▸ What to do: Extract, exactly as written, each line from the start of the records below to the line containing "width=55,minimum height=25] (calc)", both ends included; drop the pictures.
________________________
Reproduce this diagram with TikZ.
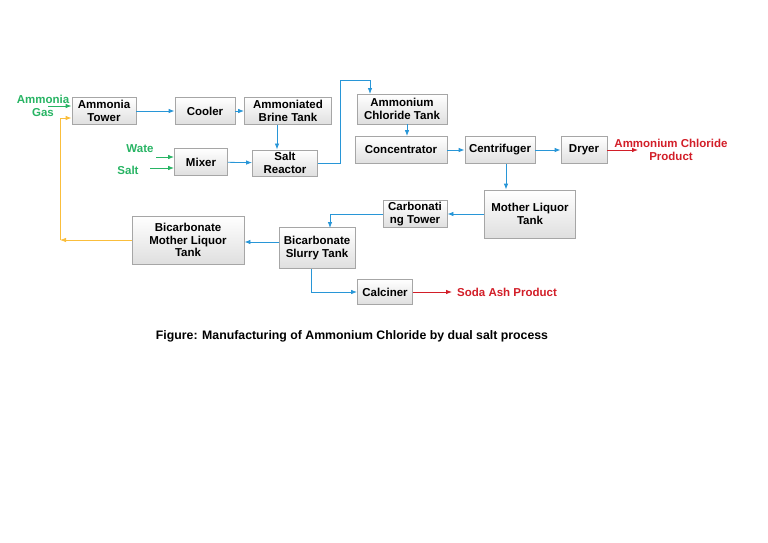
\documentclass[tikz,border=0pt]{standalone}
\usepackage{fontspec}
\setmainfont{Liberation Sans}
\usetikzlibrary{arrows.meta}
\definecolor{flow}{RGB}{40,150,215}
\definecolor{feed}{RGB}{40,180,100}
\definecolor{prod}{RGB}{210,30,40}
\definecolor{recyc}{RGB}{250,190,60}
\begin{document}
\begin{tikzpicture}
  [x=1pt,y=-1pt,font=\bfseries\fontsize{11.5}{12.5}\selectfont,
   every node/.style={align=center,inner sep=1pt},
   unit/.style={draw=gray!70,top color=white,bottom color=gray!25,line width=.8pt},
   link/.style={flow,line width=.8pt,-{Latex[length=6pt,width=4.5pt]}},
   inlet/.style={feed,line width=.8pt,-{Latex[length=6pt,width=4.5pt]}},
   outlet/.style={prod,line width=.8pt,-{Latex[length=6pt,width=4.5pt]}},
   recycle/.style={recyc,line width=.8pt,-{Latex[length=6pt,width=4.5pt]}}]
  \useasboundingbox (0,0) rectangle (768,543);
  \node[unit,minimum width=64,minimum height=27] (tower) at (104,111) {Ammonia\\Tower};
  \node[unit,minimum width=60,minimum height=27] (cooler) at (205,111) {Cooler};
  \node[unit,minimum width=87,minimum height=27] (brine) at (288,111) {Ammoniated\\Brine Tank};
  \node[unit,minimum width=53,minimum height=27] (mixer) at (201,162) {Mixer};
  \node[unit,minimum width=65,minimum height=26] (reactor) at (285,163) {Salt\\Reactor};
  \node[unit,minimum width=90,minimum height=30] (chlor) at (402,109) {Ammonium\\Chloride Tank};
  \node[unit,minimum width=92,minimum height=27] (conc) at (401,150) {Concentrator};
  \node[unit,minimum width=70,minimum height=27] (centri) at (500,150) {Centrifuger};
  \node[unit,minimum width=46,minimum height=27] (dryer) at (584,150) {Dryer};
  \node[unit,minimum width=91,minimum height=48] (mother) at (530,214) {Mother Liquor\\Tank};
  \node[unit,minimum width=64,minimum height=27] (carb) at (415,214) {Carbonati\\ng Tower};
  \node[unit,minimum width=76,minimum height=41] (slurry) at (317,248) {Bicarbonate\\Slurry Tank};
  \node[unit,minimum width=112,minimum height=48] (bml) at (188,240) {Bicarbonate\\Mother Liquor\\Tank};
  \node[unit,minimum width=55,minimum height=25] (calc) at (385,292) {Calciner};

  \node[text=feed] (gas) at (43,106) {Ammonia\\Gas};
  \node[text=feed] (water) at (140,149) {Wate};
  \node[text=feed] (salt) at (128,170) {Salt};
  \node[text=prod] (nh4cl) at (671,150) {Ammonium Chloride\\Product};
  \node[text=prod,anchor=west] (soda) at (456,292) {Soda Ash Product};
  \node[font=\bfseries\fontsize{12.3}{13}\selectfont] (cap) at (352,336) {Figure: Manufacturing of Ammonium Chloride by dual salt process};

  \foreach \from/\to in {tower/cooler, cooler/brine, mixer/reactor, conc/centri, centri/dryer, mother/carb}
    \draw[link] (\from) -- (\to);
  \draw[link] (slurry.west |- 0,242) -- (bml.east |- 0,242);
  \draw[link] (277,124.5) -- (277,149.5);
  \draw[link] (chlor.south -| 407,0) -- (conc.north -| 407,0);
  \draw[link] (centri.south -| 506,0) -- (mother.north -| 506,0);
  \draw[link] (reactor.east) -| (340,80) -| (370,94);
  \draw[link] (carb.west) -| (330,228);
  \draw[link] (311,269) |- (calc.west);
  \draw[inlet] (48,106) -- (tower.west |- 0,106);
  \draw[inlet] (156,157) -- (mixer.west |- 0,157);
  \draw[inlet] (150,168) -- (mixer.west |- 0,168);
  \draw[outlet] (dryer.east) -- (638,150);
  \draw[outlet] (calc.east) -- (452,292);
  \draw[recycle] (bml.west) -- (60,240);
  \draw[recycle] (60,240) |- (tower.west |- 0,118);
\end{tikzpicture}
\end{document}
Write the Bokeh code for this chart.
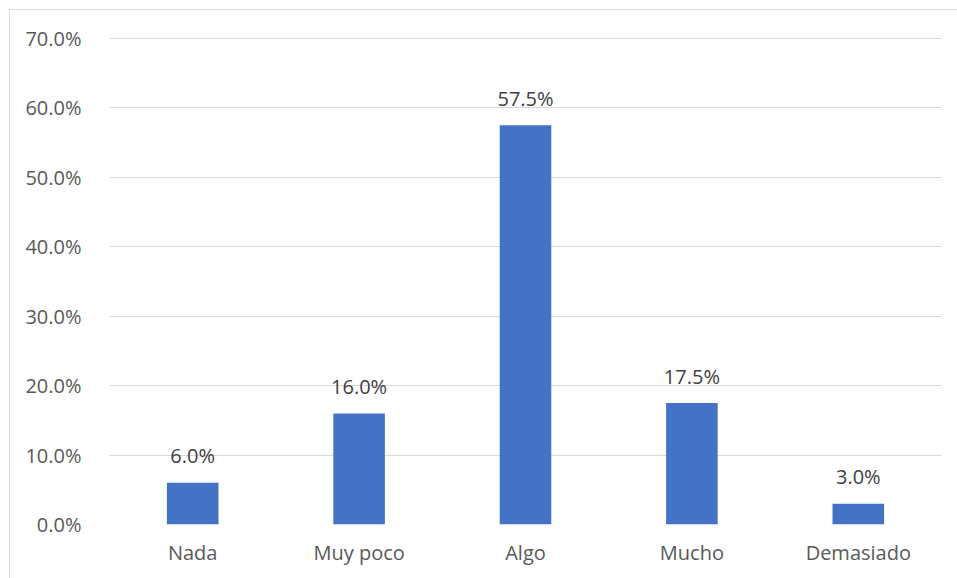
from bokeh.plotting import figure
from bokeh.models import ColumnDataSource, FixedTicker, Range1d, CustomJSTickFormatter
from bokeh.embed import file_html
from bokeh.resources import INLINE
from bokeh.core.properties import value

categories = ["Nada", "Muy poco", "Algo", "Mucho", "Demasiado"]
values = [6.0, 16.0, 57.5, 17.5, 3.0]
labels = ["6.0%", "16.0%", "57.5%", "17.5%", "3.0%"]
yticks = [0, 10, 20, 30, 40, 50, 60, 70]

src = ColumnDataSource(dict(cat=categories, val=values, lab=labels))

FONT = "Open Sans"

p = figure(x_range=categories, y_range=Range1d(0, 70.15), width=948, height=569,
           output_backend="svg", toolbar_location=None,
           min_border_left=99, min_border_right=17, min_border_top=27, min_border_bottom=55)
p.styles = {"border-left": "1px solid #d9d9d9", "border-top": "1px solid #d9d9d9",
            "box-sizing": "border-box", "margin-left": "9px", "margin-top": "9px"}
p.outline_line_color = None

p.vbar(x="cat", top="val", width=0.31, source=src, fill_color="#4472c4", line_color=None)
p.text(x="cat", y="val", text="lab", source=src, text_align="center", text_baseline="alphabetic",
       y_offset=-27, text_font=value(FONT), text_font_size="20px", text_color="#404040")

p.yaxis.ticker = FixedTicker(ticks=yticks)
p.yaxis.formatter = CustomJSTickFormatter(code="return tick.toFixed(1) + '%';")
for ax in (p.xaxis, p.yaxis):
    ax.axis_line_color = None
    ax.major_tick_line_color = None
    ax.minor_tick_line_color = None
    ax.major_label_text_font = FONT
    ax.major_label_text_font_size = "20px"
    ax.major_label_text_color = "#595959"
p.yaxis.major_label_standoff = 22
p.xaxis.major_label_standoff = 8
p.xgrid.grid_line_color = None
p.ygrid.grid_line_color = "#d9d9d9"
p.ygrid.grid_line_width = 1
p.ygrid.ticker = FixedTicker(ticks=yticks)

open("out.html", "w").write(file_html(p, INLINE))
________________________
▸ Result below:
Reproduce this diagram with TikZ.
\documentclass[tikz,border=0pt]{standalone}
\usepackage{fontspec}
\setmainfont{Liberation Sans}
\usetikzlibrary{arrows.meta}
\definecolor{flow}{RGB}{40,150,215}
\definecolor{feed}{RGB}{40,180,100}
\definecolor{prod}{RGB}{210,30,40}
\definecolor{recyc}{RGB}{250,190,60}
\begin{document}
\begin{tikzpicture}
  [x=1pt,y=-1pt,font=\bfseries\fontsize{11.5}{12.5}\selectfont,
   every node/.style={align=center,inner sep=1pt},
   unit/.style={draw=gray!70,top color=white,bottom color=gray!25,line width=.8pt},
   link/.style={flow,line width=.8pt,-{Latex[length=6pt,width=4.5pt]}},
   inlet/.style={feed,line width=.8pt,-{Latex[length=6pt,width=4.5pt]}},
   outlet/.style={prod,line width=.8pt,-{Latex[length=6pt,width=4.5pt]}},
   recycle/.style={recyc,line width=.8pt,-{Latex[length=6pt,width=4.5pt]}}]
  \useasboundingbox (0,0) rectangle (768,543);
  \node[unit,minimum width=64,minimum height=27] (tower) at (104,111) {Ammonia\\Tower};
  \node[unit,minimum width=60,minimum height=27] (cooler) at (205,111) {Cooler};
  \node[unit,minimum width=87,minimum height=27] (brine) at (288,111) {Ammoniated\\Brine Tank};
  \node[unit,minimum width=53,minimum height=27] (mixer) at (201,162) {Mixer};
  \node[unit,minimum width=65,minimum height=26] (reactor) at (285,163) {Salt\\Reactor};
  \node[unit,minimum width=90,minimum height=30] (chlor) at (402,109) {Ammonium\\Chloride Tank};
  \node[unit,minimum width=92,minimum height=27] (conc) at (401,150) {Concentrator};
  \node[unit,minimum width=70,minimum height=27] (centri) at (500,150) {Centrifuger};
  \node[unit,minimum width=46,minimum height=27] (dryer) at (584,150) {Dryer};
  \node[unit,minimum width=91,minimum height=48] (mother) at (530,214) {Mother Liquor\\Tank};
  \node[unit,minimum width=64,minimum height=27] (carb) at (415,214) {Carbonati\\ng Tower};
  \node[unit,minimum width=76,minimum height=41] (slurry) at (317,248) {Bicarbonate\\Slurry Tank};
  \node[unit,minimum width=112,minimum height=48] (bml) at (188,240) {Bicarbonate\\Mother Liquor\\Tank};
  \node[unit,minimum width=55,minimum height=25] (calc) at (385,292) {Calciner};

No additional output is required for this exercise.